- INSTRUCTIONS FOR THE TASK: Return the records, each one exactly as written.

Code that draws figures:
##########
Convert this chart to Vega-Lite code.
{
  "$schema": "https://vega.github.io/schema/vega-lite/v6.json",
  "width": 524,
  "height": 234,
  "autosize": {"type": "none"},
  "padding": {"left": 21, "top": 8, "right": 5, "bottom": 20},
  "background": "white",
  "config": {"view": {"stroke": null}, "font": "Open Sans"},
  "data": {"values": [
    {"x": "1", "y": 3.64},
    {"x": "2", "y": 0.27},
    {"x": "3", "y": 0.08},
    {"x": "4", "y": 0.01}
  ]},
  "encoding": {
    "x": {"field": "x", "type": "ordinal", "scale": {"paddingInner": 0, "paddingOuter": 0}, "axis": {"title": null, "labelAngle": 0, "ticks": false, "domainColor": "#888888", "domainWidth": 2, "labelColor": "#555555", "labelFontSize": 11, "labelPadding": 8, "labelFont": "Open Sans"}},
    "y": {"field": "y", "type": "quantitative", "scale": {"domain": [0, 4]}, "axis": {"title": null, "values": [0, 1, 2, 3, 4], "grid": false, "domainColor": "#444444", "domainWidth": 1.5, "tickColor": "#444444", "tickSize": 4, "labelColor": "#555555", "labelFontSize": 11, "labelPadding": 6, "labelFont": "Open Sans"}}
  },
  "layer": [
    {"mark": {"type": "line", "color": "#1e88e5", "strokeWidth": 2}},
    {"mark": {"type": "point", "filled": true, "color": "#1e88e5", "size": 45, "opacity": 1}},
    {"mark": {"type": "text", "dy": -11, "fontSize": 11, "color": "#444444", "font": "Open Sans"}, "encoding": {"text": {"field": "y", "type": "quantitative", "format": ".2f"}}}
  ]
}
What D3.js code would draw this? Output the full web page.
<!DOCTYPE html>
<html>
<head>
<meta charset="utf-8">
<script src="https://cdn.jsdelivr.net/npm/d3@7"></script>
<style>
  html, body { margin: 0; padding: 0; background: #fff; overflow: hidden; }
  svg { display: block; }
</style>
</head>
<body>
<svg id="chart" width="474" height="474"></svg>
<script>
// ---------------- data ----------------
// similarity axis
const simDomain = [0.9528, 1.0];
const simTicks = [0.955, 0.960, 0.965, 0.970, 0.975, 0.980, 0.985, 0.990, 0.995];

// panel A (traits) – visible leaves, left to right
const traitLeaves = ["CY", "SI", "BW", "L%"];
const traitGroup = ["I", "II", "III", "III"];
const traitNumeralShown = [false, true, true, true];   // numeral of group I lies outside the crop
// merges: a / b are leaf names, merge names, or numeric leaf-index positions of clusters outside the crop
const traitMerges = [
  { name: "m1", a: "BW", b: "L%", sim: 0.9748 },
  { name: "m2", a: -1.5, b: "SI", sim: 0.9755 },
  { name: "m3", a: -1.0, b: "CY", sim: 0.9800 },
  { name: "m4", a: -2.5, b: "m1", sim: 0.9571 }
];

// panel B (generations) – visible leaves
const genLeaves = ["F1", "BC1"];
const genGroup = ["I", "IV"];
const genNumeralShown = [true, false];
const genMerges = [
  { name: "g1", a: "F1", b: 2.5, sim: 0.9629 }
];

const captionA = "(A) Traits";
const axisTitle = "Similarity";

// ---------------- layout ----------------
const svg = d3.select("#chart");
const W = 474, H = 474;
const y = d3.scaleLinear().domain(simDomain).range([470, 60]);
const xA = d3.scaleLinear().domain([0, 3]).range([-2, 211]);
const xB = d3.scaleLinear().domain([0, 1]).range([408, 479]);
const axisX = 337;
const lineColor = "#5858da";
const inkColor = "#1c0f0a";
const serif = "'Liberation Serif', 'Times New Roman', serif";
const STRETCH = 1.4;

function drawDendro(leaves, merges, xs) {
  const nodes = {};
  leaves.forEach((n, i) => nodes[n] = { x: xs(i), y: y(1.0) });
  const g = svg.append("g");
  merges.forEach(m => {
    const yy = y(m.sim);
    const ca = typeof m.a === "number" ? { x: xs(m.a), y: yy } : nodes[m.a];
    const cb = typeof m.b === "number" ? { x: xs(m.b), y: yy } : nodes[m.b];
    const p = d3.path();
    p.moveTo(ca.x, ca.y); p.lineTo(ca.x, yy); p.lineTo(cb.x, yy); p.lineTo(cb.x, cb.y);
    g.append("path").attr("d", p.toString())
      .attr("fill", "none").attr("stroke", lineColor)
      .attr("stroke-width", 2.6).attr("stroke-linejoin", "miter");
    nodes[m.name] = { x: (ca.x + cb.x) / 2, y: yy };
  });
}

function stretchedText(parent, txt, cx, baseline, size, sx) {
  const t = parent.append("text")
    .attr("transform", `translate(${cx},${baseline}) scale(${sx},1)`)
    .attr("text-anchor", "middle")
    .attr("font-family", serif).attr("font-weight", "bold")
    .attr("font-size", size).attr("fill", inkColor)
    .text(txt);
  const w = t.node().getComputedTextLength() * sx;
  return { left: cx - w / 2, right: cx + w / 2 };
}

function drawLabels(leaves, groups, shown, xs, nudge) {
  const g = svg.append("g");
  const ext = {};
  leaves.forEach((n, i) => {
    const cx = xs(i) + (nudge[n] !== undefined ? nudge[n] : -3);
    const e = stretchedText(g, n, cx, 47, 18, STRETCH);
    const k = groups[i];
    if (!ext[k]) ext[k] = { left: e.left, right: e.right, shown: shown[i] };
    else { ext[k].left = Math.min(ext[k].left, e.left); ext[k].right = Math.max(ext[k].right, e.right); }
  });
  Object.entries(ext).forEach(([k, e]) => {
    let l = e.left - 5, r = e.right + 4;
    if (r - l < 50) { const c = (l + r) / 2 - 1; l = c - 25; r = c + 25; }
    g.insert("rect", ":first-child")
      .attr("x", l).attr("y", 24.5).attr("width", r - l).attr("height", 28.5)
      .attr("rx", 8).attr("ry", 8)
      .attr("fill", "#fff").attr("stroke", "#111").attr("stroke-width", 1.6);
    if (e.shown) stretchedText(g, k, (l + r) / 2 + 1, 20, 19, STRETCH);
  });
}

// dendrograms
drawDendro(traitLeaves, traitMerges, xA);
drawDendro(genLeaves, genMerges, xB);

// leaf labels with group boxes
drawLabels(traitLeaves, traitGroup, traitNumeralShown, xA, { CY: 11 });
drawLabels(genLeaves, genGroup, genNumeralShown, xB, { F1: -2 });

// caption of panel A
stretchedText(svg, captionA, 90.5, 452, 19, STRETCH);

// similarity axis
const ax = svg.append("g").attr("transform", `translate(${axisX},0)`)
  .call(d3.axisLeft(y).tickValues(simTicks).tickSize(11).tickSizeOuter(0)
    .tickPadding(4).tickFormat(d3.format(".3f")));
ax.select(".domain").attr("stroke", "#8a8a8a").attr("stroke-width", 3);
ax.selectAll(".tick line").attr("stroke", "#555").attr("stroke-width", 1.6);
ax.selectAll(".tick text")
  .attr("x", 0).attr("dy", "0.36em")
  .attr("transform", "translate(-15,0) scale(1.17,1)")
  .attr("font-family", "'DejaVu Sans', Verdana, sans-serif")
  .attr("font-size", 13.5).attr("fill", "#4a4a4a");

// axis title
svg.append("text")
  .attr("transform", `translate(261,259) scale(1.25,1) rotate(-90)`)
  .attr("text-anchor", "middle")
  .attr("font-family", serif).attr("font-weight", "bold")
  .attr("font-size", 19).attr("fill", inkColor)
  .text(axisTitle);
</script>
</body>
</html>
##########
- OUTPUT OF THE TASK:
Convert this chart to Vega-Lite code.
{
  "$schema": "https://vega.github.io/schema/vega-lite/v6.json",
  "width": 524,
  "height": 234,
  "autosize": {"type": "none"},
  "padding": {"left": 21, "top": 8, "right": 5, "bottom": 20},
  "background": "white",
  "config": {"view": {"stroke": null}, "font": "Open Sans"},
  "data": {"values": [
    {"x": "1", "y": 3.64},
    {"x": "2", "y": 0.27},
    {"x": "3", "y": 0.08},
    {"x": "4", "y": 0.01}
  ]},
  "encoding": {
    "x": {"field": "x", "type": "ordinal", "scale": {"paddingInner": 0, "paddingOuter": 0}, "axis": {"title": null, "labelAngle": 0, "ticks": false, "domainColor": "#888888", "domainWidth": 2, "labelColor": "#555555", "labelFontSize": 11, "labelPadding": 8, "labelFont": "Open Sans"}},
    "y": {"field": "y", "type": "quantitative", "scale": {"domain": [0, 4]}, "axis": {"title": null, "values": [0, 1, 2, 3, 4], "grid": false, "domainColor": "#444444", "domainWidth": 1.5, "tickColor": "#444444", "tickSize": 4, "labelColor": "#555555", "labelFontSize": 11, "labelPadding": 6, "labelFont": "Open Sans"}}
  },
  "layer": [
    {"mark": {"type": "line", "color": "#1e88e5", "strokeWidth": 2}},
    {"mark": {"type": "point", "filled": true, "color": "#1e88e5", "size": 45, "opacity": 1}},
    {"mark": {"type": "text", "dy": -11, "fontSize": 11, "color": "#444444", "font": "Open Sans"}, "encoding": {"text": {"field": "y", "type": "quantitative", "format": ".2f"}}}
  ]
}
What D3.js code would draw this? Output the full web page.
<!DOCTYPE html>
<html>
<head>
<meta charset="utf-8">
<script src="https://cdn.jsdelivr.net/npm/d3@7"></script>
<style>
  html, body { margin: 0; padding: 0; background: #fff; overflow: hidden; }
  svg { display: block; }
</style>
</head>
<body>
<svg id="chart" width="474" height="474"></svg>
<script>
// ---------------- data ----------------
// similarity axis
const simDomain = [0.9528, 1.0];
const simTicks = [0.955, 0.960, 0.965, 0.970, 0.975, 0.980, 0.985, 0.990, 0.995];

// panel A (traits) – visible leaves, left to right
const traitLeaves = ["CY", "SI", "BW", "L%"];
const traitGroup = ["I", "II", "III", "III"];
const traitNumeralShown = [false, true, true, true];   // numeral of group I lies outside the crop
// merges: a / b are leaf names, merge names, or numeric leaf-index positions of clusters outside the crop
const traitMerges = [
  { name: "m1", a: "BW", b: "L%", sim: 0.9748 },
  { name: "m2", a: -1.5, b: "SI", sim: 0.9755 },
  { name: "m3", a: -1.0, b: "CY", sim: 0.9800 },
  { name: "m4", a: -2.5, b: "m1", sim: 0.9571 }
];

// panel B (generations) – visible leaves
const genLeaves = ["F1", "BC1"];
const genGroup = ["I", "IV"];
const genNumeralShown = [true, false];
const genMerges = [
  { name: "g1", a: "F1", b: 2.5, sim: 0.9629 }
];

const captionA = "(A) Traits";
const axisTitle = "Similarity";

// ---------------- layout ----------------
const svg = d3.select("#chart");
const W = 474, H = 474;
const y = d3.scaleLinear().domain(simDomain).range([470, 60]);
const xA = d3.scaleLinear().domain([0, 3]).range([-2, 211]);
const xB = d3.scaleLinear().domain([0, 1]).range([408, 479]);
const axisX = 337;
const lineColor = "#5858da";
const inkColor = "#1c0f0a";
const serif = "'Liberation Serif', 'Times New Roman', serif";
const STRETCH = 1.4;

function drawDendro(leaves, merges, xs) {
  const nodes = {};
  leaves.forEach((n, i) => nodes[n] = { x: xs(i), y: y(1.0) });
  const g = svg.append("g");
  merges.forEach(m => {
    const yy = y(m.sim);
    const ca = typeof m.a === "number" ? { x: xs(m.a), y: yy } : nodes[m.a];
    const cb = typeof m.b === "number" ? { x: xs(m.b), y: yy } : nodes[m.b];
    const p = d3.path();
    p.moveTo(ca.x, ca.y); p.lineTo(ca.x, yy); p.lineTo(cb.x, yy); p.lineTo(cb.x, cb.y);
    g.append("path").attr("d", p.toString())
      .attr("fill", "none").attr("stroke", lineColor)
      .attr("stroke-width", 2.6).attr("stroke-linejoin", "miter");
    nodes[m.name] = { x: (ca.x + cb.x) / 2, y: yy };
  });
}

function stretchedText(parent, txt, cx, baseline, size, sx) {
  const t = parent.append("text")
    .attr("transform", `translate(${cx},${baseline}) scale(${sx},1)`)
    .attr("text-anchor", "middle")
    .attr("font-family", serif).attr("font-weight", "bold")
    .attr("font-size", size).attr("fill", inkColor)
    .text(txt);
  const w = t.node().getComputedTextLength() * sx;
  return { left: cx - w / 2, right: cx + w / 2 };
}

function drawLabels(leaves, groups, shown, xs, nudge) {
  const g = svg.append("g");
  const ext = {};
  leaves.forEach((n, i) => {
    const cx = xs(i) + (nudge[n] !== undefined ? nudge[n] : -3);
    const e = stretchedText(g, n, cx, 47, 18, STRETCH);
    const k = groups[i];
    if (!ext[k]) ext[k] = { left: e.left, right: e.right, shown: shown[i] };
    else { ext[k].left = Math.min(ext[k].left, e.left); ext[k].right = Math.max(ext[k].right, e.right); }
  });
  Object.entries(ext).forEach(([k, e]) => {
    let l = e.left - 5, r = e.right + 4;
    if (r - l < 50) { const c = (l + r) / 2 - 1; l = c - 25; r = c + 25; }
    g.insert("rect", ":first-child")
      .attr("x", l).attr("y", 24.5).attr("width", r - l).attr("height", 28.5)
      .attr("rx", 8).attr("ry", 8)
      .attr("fill", "#fff").attr("stroke", "#111").attr("stroke-width", 1.6);
    if (e.shown) stretchedText(g, k, (l + r) / 2 + 1, 20, 19, STRETCH);
  });
}

// dendrograms
drawDendro(traitLeaves, traitMerges, xA);
drawDendro(genLeaves, genMerges, xB);

// leaf labels with group boxes
drawLabels(traitLeaves, traitGroup, traitNumeralShown, xA, { CY: 11 });
drawLabels(genLeaves, genGroup, genNumeralShown, xB, { F1: -2 });

// caption of panel A
stretchedText(svg, captionA, 90.5, 452, 19, STRETCH);

// similarity axis
const ax = svg.append("g").attr("transform", `translate(${axisX},0)`)
  .call(d3.axisLeft(y).tickValues(simTicks).tickSize(11).tickSizeOuter(0)
    .tickPadding(4).tickFormat(d3.format(".3f")));
ax.select(".domain").attr("stroke", "#8a8a8a").attr("stroke-width", 3);
ax.selectAll(".tick line").attr("stroke", "#555").attr("stroke-width", 1.6);
ax.selectAll(".tick text")
  .attr("x", 0).attr("dy", "0.36em")
  .attr("transform", "translate(-15,0) scale(1.17,1)")
  .attr("font-family", "'DejaVu Sans', Verdana, sans-serif")
  .attr("font-size", 13.5).attr("fill", "#4a4a4a");

// axis title
svg.append("text")
  .attr("transform", `translate(261,259) scale(1.25,1) rotate(-90)`)
  .attr("text-anchor", "middle")
  .attr("font-family", serif).attr("font-weight", "bold")
  .attr("font-size", 19).attr("fill", inkColor)
  .text(axisTitle);
</script>
</body>
</html>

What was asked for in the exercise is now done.